I told my friend, if Mitt Romney wants to be the Republican nominee, he had better be prepared to leave it all on the field. We can’t have any of this “Well, I could’ve competed in [insert swing state], but I decided not to.” If we have any chance of beating Obama, we must have a fighter; someone who will fight for every vote. (To those who say, ‘that would never happen,’ recall in 2008 when Romney pundit John McCain essentially conceded Michigan to Obama.)
My friend then rebutted by telling me Gingrich did the same thing, essentially punting on yesterday’s primaries. The key difference is that Gingrich has nowhere near Romney’s resources, nor has he been marked ‘the inevitable candidate.’ Gingrich made a strategic decision to place his chips elsewhere in order to extend his campaign. Romney could have easily competed in all three states and still had enough money to advance. But he didn’t. And he chose poorly. Instead of Romney pulling away from the pack and advancing his ‘inevitability’ argument, Rick Santorum is the story, and Romney’s inevitability is fading.
Santorum beat Romney by nearly 30% in Minnesota, by the way–where Romney has been heralding support from the state’s former governor Tim Pawlenty. He finished third, behind Ron Paul.
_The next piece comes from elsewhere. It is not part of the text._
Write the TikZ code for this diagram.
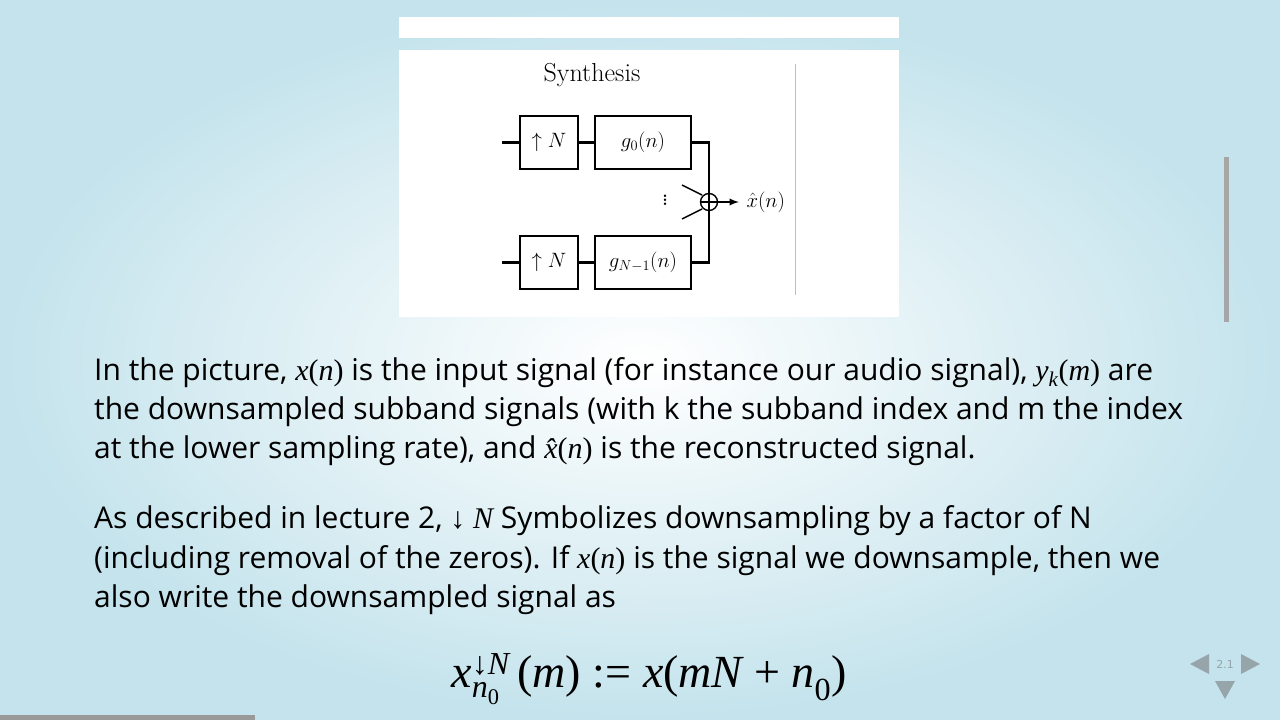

So do I think that Santorum is a legitimate threat to Romney? Maybe. Do I think Romney is beatable? Absolutely. Whether it is Santorum or Gingrich, it is clear that Romney can be defeated. The question will be how long the field remains at four, and can one of these candidates overtake Romney once and for all with three Romney alternatives in the race?
The bottom line is this: Romney is anything but inevitable and his supporters know it, otherwise they wouldn’t be spinning so hard in his favor. That’s not to say he is not still formidable–Santorum is about to be absolutely assaulted with attack ads from Romney & his PAC–but he still has a long road to the nomination. After getting trounced in South Carolina by Gingrich, Romney was starting to rebuild some steam, coming off key victories in Florida & Nevada. But Santorum’s trifecta on Tuesday night has put the brakes on Romney’s train once again.
Romney just can’t seem to break away from the pack, and every time he loses a contest, his perceived destiny as the GOP nominee seems less likely. Last night may have been the end of inevitability.